Question

Write the equation of the line parallel to the X-axis at a distance of 5 units from it and below the X-axis.

Answer

**step1** Understanding the X-axis

The X-axis is a horizontal line on a coordinate plane. All points on the X-axis have a vertical position (or height) of zero. We can think of it as the 'ground level' or the starting point for measuring vertical distance.

**step2** Understanding a line parallel to the X-axis

A line that is parallel to the X-axis is also a horizontal line. This means that every point on this line will have the exact same vertical position (height) from the X-axis. For example, if one point on the line is 2 units above the X-axis, every other point on that line will also be 2 units above the X-axis.

**step3** Determining the vertical position of the line

The problem states that the line is at a distance of 5 units from the X-axis. This means its vertical position is either 5 units above the X-axis or 5 units below the X-axis.
The problem further specifies that the line is "below the X-axis". When we are below the X-axis, we use negative numbers to represent the vertical position.
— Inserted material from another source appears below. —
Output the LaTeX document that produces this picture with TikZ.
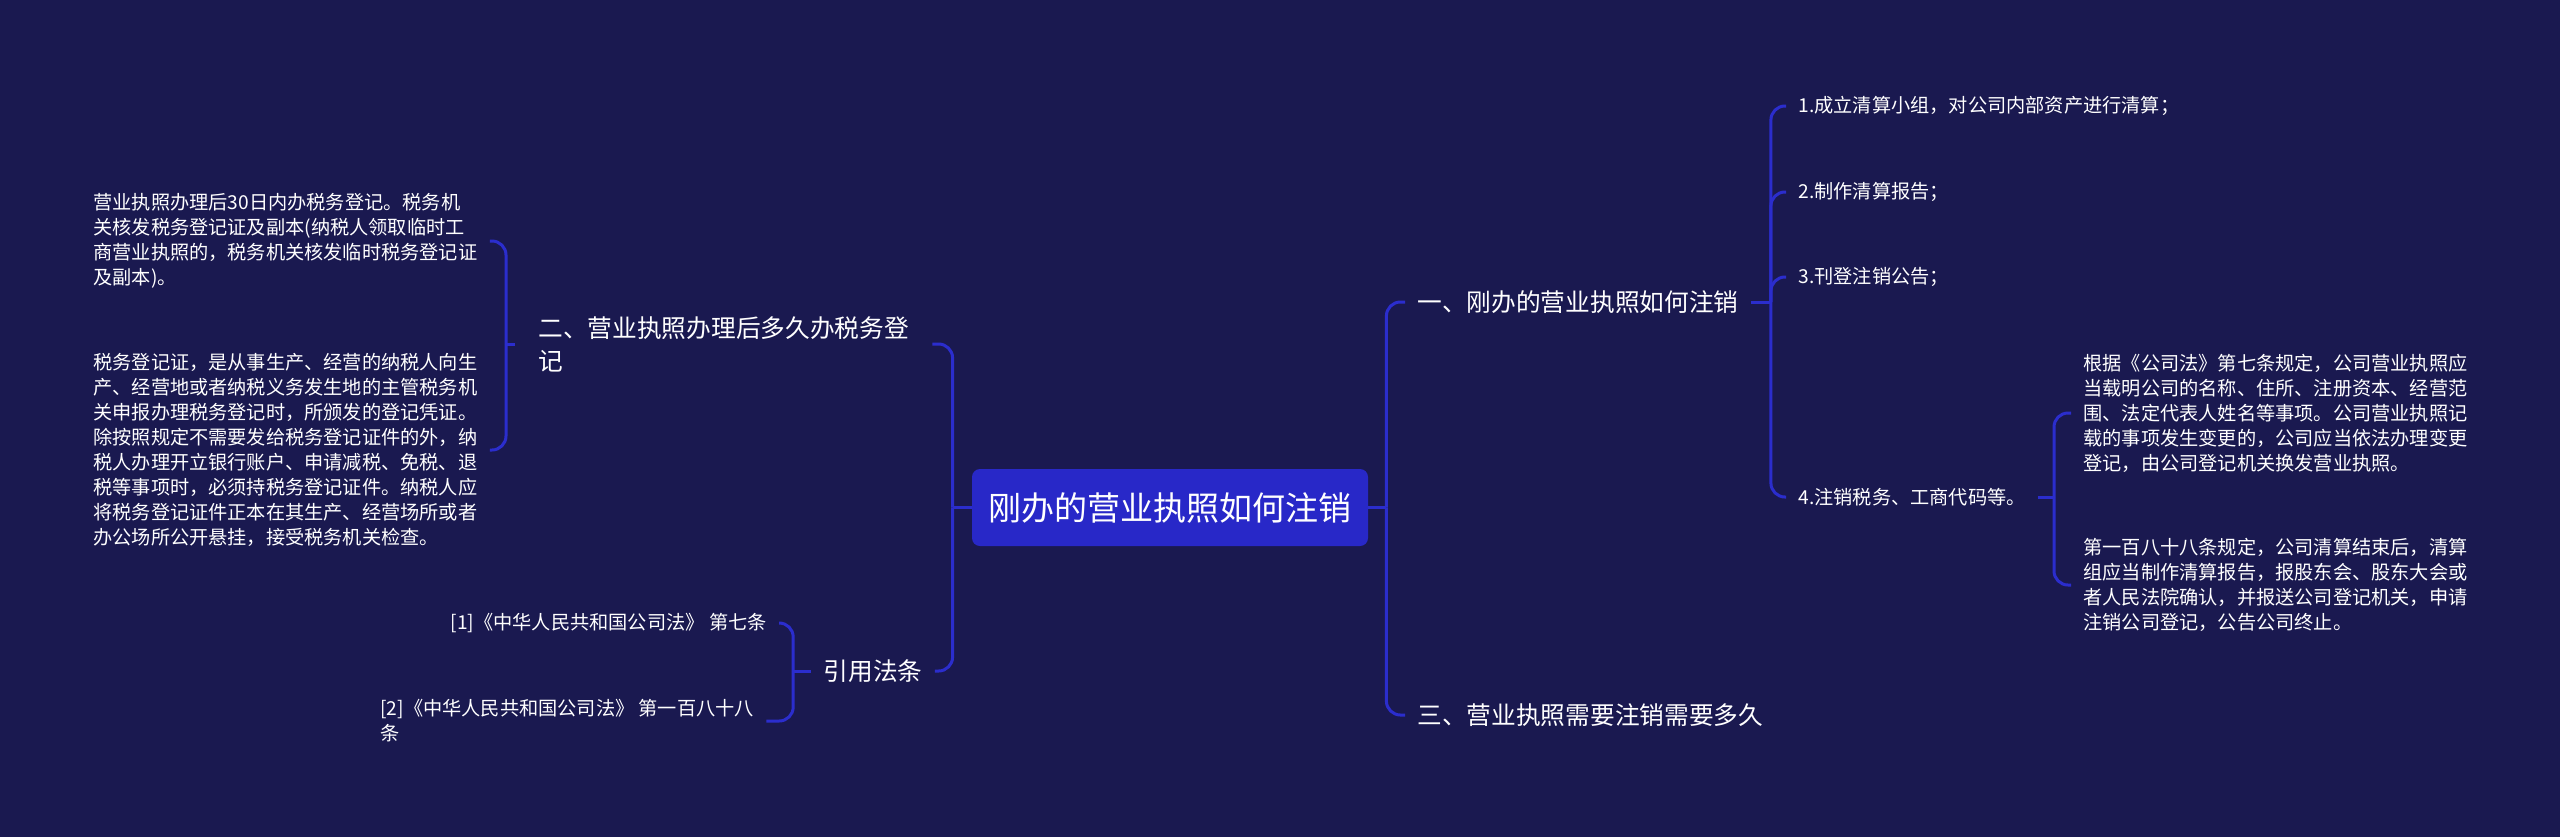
\documentclass[tikz,border=0pt]{standalone}
\usepackage{fontspec}
\setmainfont{Noto Sans CJK SC}
\usetikzlibrary{calc}
\definecolor{bgc}{RGB}{26,25,80}
\definecolor{lnc}{RGB}{43,45,205}
\definecolor{rootc}{RGB}{40,40,200}
\tikzset{
  conn/.style={draw=lnc, line width=1.5pt, rounded corners=7pt},
  stub/.style={draw=lnc, line width=1.5pt},
  lvone/.style={text=white, font=\fontsize{12.35pt}{16.5pt}\selectfont, inner xsep=6pt, inner ysep=2pt, align=left},
  lvtwo/.style={text=white, font=\fontsize{9.6pt}{12.5pt}\selectfont, inner xsep=6pt, inner ysep=2pt, align=left},
  rootbox/.style={fill=rootc, rounded corners=4pt, text=white, font=\fontsize{16.5pt}{20pt}\selectfont, minimum width=198pt, minimum height=38.5pt, inner sep=0pt}
}
\begin{document}
\begin{tikzpicture}[x=0.5pt,y=-0.5pt]
\fill[bgc] (0,0) rectangle (2560,837);
\useasboundingbox (0,0) rectangle (2560,837);

% root
\node[rootbox] (root) at (1170,507.5) {刚办的营业执照如何注销};

% right side level 1
\node[lvone, anchor=west] (n1) at (1405,302) {一、刚办的营业执照如何注销};
\node[lvone, anchor=west] (n3) at (1405,715) {三、营业执照需要注销需要多久};

% level 2 under n1
\node[lvtwo, anchor=west] (a1) at (1786,106) {1.成立清算小组，对公司内部资产进行清算；};
\node[lvtwo, anchor=west] (a2) at (1786,192) {2.制作清算报告；};
\node[lvtwo, anchor=west] (a3) at (1786,277) {3.刊登注销公告；};
\node[lvtwo, anchor=west] (a4) at (1786,497) {4.注销税务、工商代码等。};

% level 3 under a4
\node[lvtwo, anchor=west] (b1) at (2071,413) {根据《公司法》第七条规定，公司营业执照应\\当载明公司的名称、住所、注册资本、经营范\\围、法定代表人姓名等事项。公司营业执照记\\载的事项发生变更的，公司应当依法办理变更\\登记，由公司登记机关换发营业执照。};
\node[lvtwo, anchor=west] (b2) at (2071,585) {第一百八十八条规定，公司清算结束后，清算\\组应当制作清算报告，报股东会、股东大会或\\者人民法院确认，并报送公司登记机关，申请\\注销公司登记，公告公司终止。};

% left side level 1
\node[lvone, anchor=west, inner xsep=11.5pt] (n2) at (515,344) {二、营业执照办理后多久办税务登\\记};
\node[lvone] (c) at (873,671) {引用法条};

% level 2 under n2
\node[lvtwo, anchor=west] (d1) at (81,241) {营业执照办理后30日内办税务登记。税务机\\关核发税务登记证及副本(纳税人领取临时工\\商营业执照的，税务机关核发临时税务登记证\\及副本)。};
\node[lvtwo, anchor=west] (d2) at (81,450) {税务登记证，是从事生产、经营的纳税人向生\\产、经营地或者纳税义务发生地的主管税务机\\关申报办理税务登记时，所颁发的登记凭证。\\除按照规定不需要发给税务登记证件的外，纳\\税人办理开立银行账户、申请减税、免税、退\\税等事项时，必须持税务登记证件。纳税人应\\将税务登记证件正本在其生产、经营场所或者\\办公场所公开悬挂，接受税务机关检查。};

% level 2 under c
\node[lvtwo, anchor=east] (e1) at (779,623) {[1]《中华人民共和国公司法》 第七条};
\node[lvtwo, anchor=west] (e2) at (368,721) {[2]《中华人民共和国公司法》 第一百八十八\\条};

% junction coordinates
\coordinate (jr) at ($(root.east)+(18,0)$);
\coordinate (jl) at ($(root.west)+(-19,0)$);
\coordinate (j1) at ($(n1.east)+(20,0)$);
\coordinate (j4) at ($(a4.east)+(16,0)$);
\coordinate (j2) at ($(n2.west)+(-9,0)$);
\coordinate (jc) at ($(c.west)+(-18,0)$);

% connectors right
\draw[stub] (root.east) -- (jr);
\draw[conn] (jr) |- (n1.west);
\draw[conn] (jr) |- (n3.west);
\draw[stub] (n1.east) -- (j1);
\draw[conn] (j1) |- (a1.west);
\draw[conn] (j1) |- (a2.west);
\draw[conn] (j1) |- (a3.west);
\draw[conn] (j1) |- (a4.west);
\draw[stub] (a4.east) -- (j4);
\draw[conn] (j4) |- (b1.west);
\draw[conn] (j4) |- (b2.west);

% connectors left
\draw[stub] (root.west) -- (jl);
\draw[conn] (jl) |- (n2.east);
\draw[conn] (jl) |- (c.east);
\draw[stub] (n2.west) -- (j2);
\draw[conn] (j2) |- (d1.east);
\draw[conn] (j2) |- (d2.east);
\draw[stub] (c.west) -- (jc);
\draw[conn] (jc) |- (e1.east);
\draw[conn] (jc) |- (e2.east);
\end{tikzpicture}
\end{document}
Therefore, a distance of 5 units below the X-axis means the vertical position (height) of the line is -5.

**step4** Formulating the equation of the line

Since the line is parallel to the X-axis and every point on it has a vertical position (height) of -5, we can represent this relationship with an equation. In mathematics, we often use the letter 'y' to represent the vertical position. So, the equation that describes all points on this line, showing that their vertical position is always -5, is $$y = -5$$.